Well, maybe so. I’ve already dealt with the script, and the rest of the raw materials here aren’t a lot better. The casting for the most part reinforces the tendency of the screenplay to make nearly all of the characters uncommonly off-putting— a generalization that sadly extends even to Lorraine Gary as the formerly very appealing Ellen Brody. Meanwhile, we have what I believe to be the lowest body-count of all the Jaws films, which, together with all the time wasted on the Ellen-Hoagie romance and the directionless family drama, effectively prevents Jaws: The Revenge from accumulating any momentum whatsoever. And this shark is far and away the worst yet, from a special effects perspective.
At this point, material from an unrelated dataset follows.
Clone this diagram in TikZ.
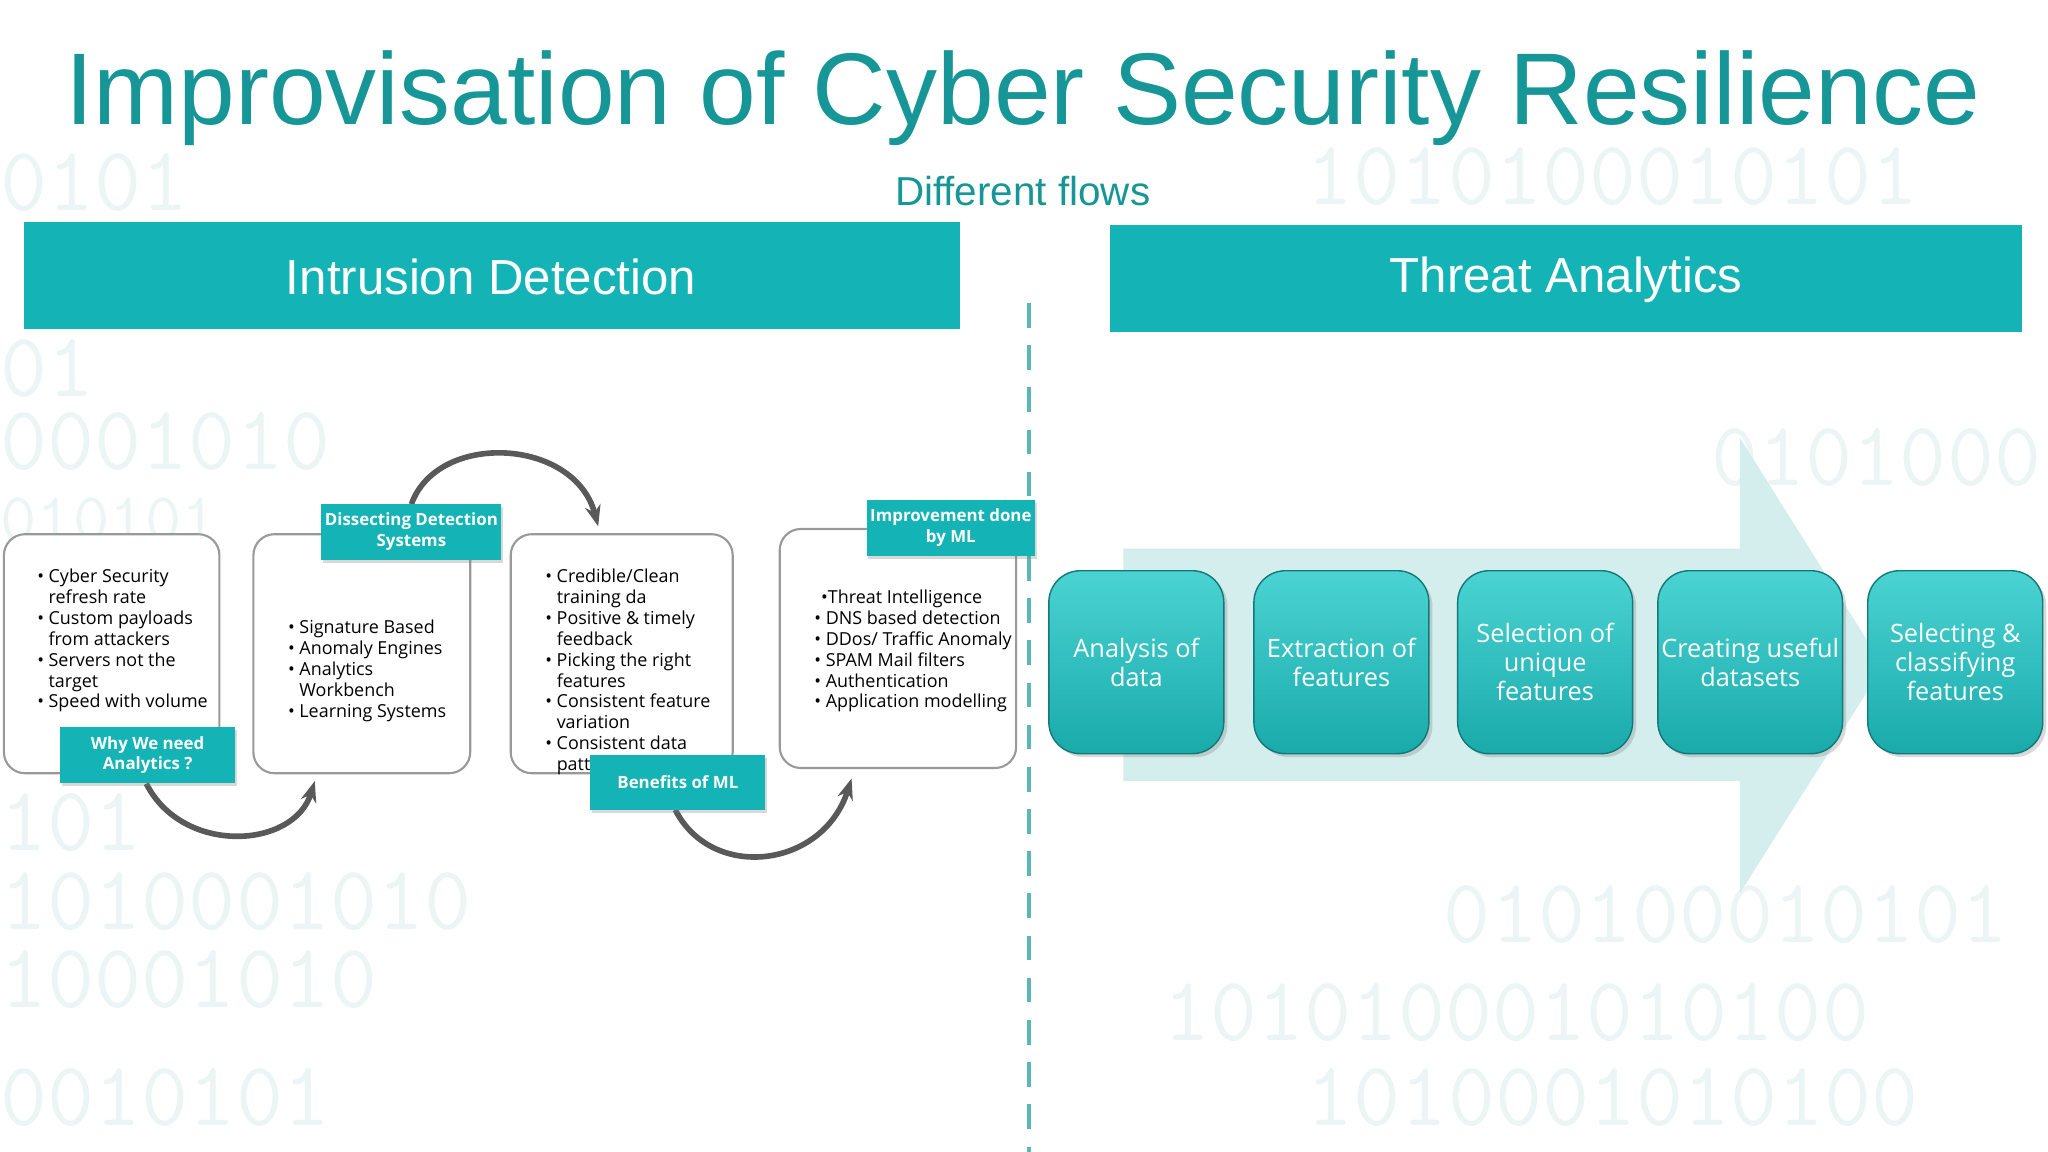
\documentclass[tikz,border=0pt]{standalone}
\usepackage{fontspec}
\setmainfont{Liberation Sans}
\newfontfamily\bodyfont{Open Sans}
\usetikzlibrary{shadows,arrows.meta}
\definecolor{teal1}{RGB}{22,150,150}
\definecolor{band}{RGB}{20,180,182}
\definecolor{tile}{RGB}{30,200,200}
\definecolor{arrowbg}{RGB}{212,238,238}
\definecolor{digits}{RGB}{236,245,245}
\tikzset{
  x=0.013061cm, y=-0.013061cm,
  card/.style={draw=gray!80, rounded corners=6pt, line width=0.6pt, fill=white},
  tag/.style={fill=band, text=white, font=\bodyfont\bfseries\fontsize{4.8}{5.8}\selectfont, align=center, inner sep=1pt, drop shadow={opacity=0.3, shadow xshift=0.5pt, shadow yshift=-1pt}},
  bullets/.style={font=\bodyfont\fontsize{5.1}{5.95}\selectfont, align=left, anchor=north west, inner sep=0pt},
  curl/.style={draw=gray!70!black, line width=1.6pt, -{Stealth[length=6pt]}},
  flowstep/.style={rounded corners=9pt, text=white, top color=tile!80!white, bottom color=tile!85!black, draw=tile!60!black, line width=0.4pt, font=\bodyfont\fontsize{7.2}{8.2}\selectfont, align=center, inner sep=1pt, drop shadow={opacity=0.3, shadow xshift=1pt, shadow yshift=-1pt}, minimum width=1.75cm, minimum height=1.83cm},
  bin/.style={text=digits, font=\ttfamily\fontsize{26}{28}\selectfont, anchor=west, inner sep=0pt}
}
\begin{document}
\begin{tikzpicture}
\useasboundingbox (0,0) rectangle (1568,882);
% faint background digits
\node[bin] (b2) at (0,140) {0101};
\node[bin] (b3) at (0,282) {01};
\node[bin] (b4) at (0,338) {0001010};
\node[bin, font=\ttfamily\fontsize{20}{22}\selectfont] (b5) at (0,398) {010101};
\node[bin] (b6) at (0,630) {101};
\node[bin] (b7) at (0,690) {1010001010};
\node[bin] (b8) at (0,750) {10001010};
\node[bin] (b9) at (0,840) {0010101};
\node[bin] (b10) at (1000,135) {1010100010101};
\node[bin] (b11) at (1310,350) {0101000};
\node[bin] (b12) at (1105,700) {010100010101};
\node[bin] (b13) at (890,775) {101010001010100};
\node[bin] (b14) at (1000,840) {1010001010100};

% title
\node[text=teal1, font=\fontsize{29}{32}\selectfont] (title) at (783,75) {Improvisation of Cyber Security Resilience};
\node[text=teal1, font=\fontsize{11.5}{14}\selectfont] (sub) at (783,146) {Different flows};

% headers
\fill[band] (18,170) rectangle (735,252);
\node[text=white, font=\fontsize{14}{17}\selectfont] (h1) at (376,212) {Intrusion Detection};
\fill[band] (850,172) rectangle (1548,254);
\node[text=white, font=\fontsize{14}{17}\selectfont] (h2) at (1199,214) {Threat Analytics};

\draw[teal1!70, line width=1.2pt, dash pattern=on 7pt off 5pt] (788,232) -- (788,882);

% left flow: arcs
\coordinate (a1s) at (112,600); \coordinate (a1e) at (241,598);
\coordinate (a2s) at (315,386); \coordinate (a2e) at (458,403);
\coordinate (a3s) at (517,620); \coordinate (a3e) at (652,596);
\draw[curl] (a1s) .. controls (140,655) and (225,650) .. (a1e);
\draw[curl] (a2s) .. controls (335,330) and (440,335) .. (a2e);
\draw[curl] (a3s) .. controls (545,675) and (630,665) .. (a3e);

% cards
\draw[card] (3,409) rectangle (168,592);
\draw[card] (194,409) rectangle (360,592);
\draw[card] (391,409) rectangle (561,592);
\draw[card] (597,405) rectangle (778,588);

\node[bullets] (t1) at (28,435) {\textbullet\ Cyber Security\\\phantom{\textbullet\ }refresh rate\\\textbullet\ Custom payloads\\\phantom{\textbullet\ }from attackers\\\textbullet\ Servers not the\\\phantom{\textbullet\ }target\\\textbullet\ Speed with volume};
\node[bullets] (t2) at (220,474) {\textbullet\ Signature Based\\\textbullet\ Anomaly Engines\\\textbullet\ Analytics\\\phantom{\textbullet\ }Workbench\\\textbullet\ Learning Systems};
\node[bullets] (t3) at (417,435) {\textbullet\ Credible/Clean\\\phantom{\textbullet\ }training da\\\textbullet\ Positive \& timely\\\phantom{\textbullet\ }feedback\\\textbullet\ Picking the right\\\phantom{\textbullet\ }features\\\textbullet\ Consistent feature\\\phantom{\textbullet\ }variation\\\textbullet\ Consistent data\\\phantom{\textbullet\ }patte};
\node[bullets] (t4) at (623,451) {\phantom{\textbullet}\textbullet Threat Intelligence\\\textbullet\ DNS based detection\\\textbullet\ DDos/ Traffic Anomaly\\\textbullet\ SPAM Mail filters\\\textbullet\ Authentication\\\textbullet\ Application modelling};

% tags
\node[tag, minimum width=1.75cm, minimum height=0.56cm] (g1) at (113,578) {Why We need\\Analytics ?};
\node[tag, minimum width=1.75cm, minimum height=0.56cm] (g2) at (315,407) {Dissecting Detection\\Systems};
\node[tag, minimum width=1.75cm, minimum height=0.55cm] (g3) at (519,599) {Benefits of ML};
\node[tag, minimum width=1.58cm, minimum height=0.56cm] (g4) at (728,404) {Improvement done\\by ML};

% right flow: big arrow
\fill[arrowbg] (860,420) -- (1332,420) -- (1332,335) -- (1442,510) -- (1332,684) -- (1332,598) -- (860,598) -- cycle;

\node[flowstep] (s1) at (870,507) {Analysis of\\data};
\node[flowstep] (s2) at (1027,507) {Extraction of\\features};
\node[flowstep] (s3) at (1183,507) {Selection of\\unique\\features};
\node[flowstep] (s4) at (1340,507) {Creating useful\\datasets};
\node[flowstep] (s5) at (1497,507) {Selecting \&\\classifying\\features};
\end{tikzpicture}
\end{document}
Were it not for the more realistically constructed (albeit in no way lifelike) mouth, it would be easy to believe that this was in fact the original Bruce, hauled out of storage after twelve years and given a fresh paint job. Heaven knows it’s mangy enough— its skin often looks to be rotting away before our eyes, its fins flop embarrassingly in response to even the slightest transverse force, and the machinery driving it is as woefully inadequate (and as woefully prone to finding its way into the frame) as that of the shark in Jaws 2. It’s no exaggeration to say that the sharktopus in Devil Fish is every bit as convincing. So, yeah— tallying it up, I guess Caine really is the only item in the “credit” column of Jaws: The Revenge’s quality ledger.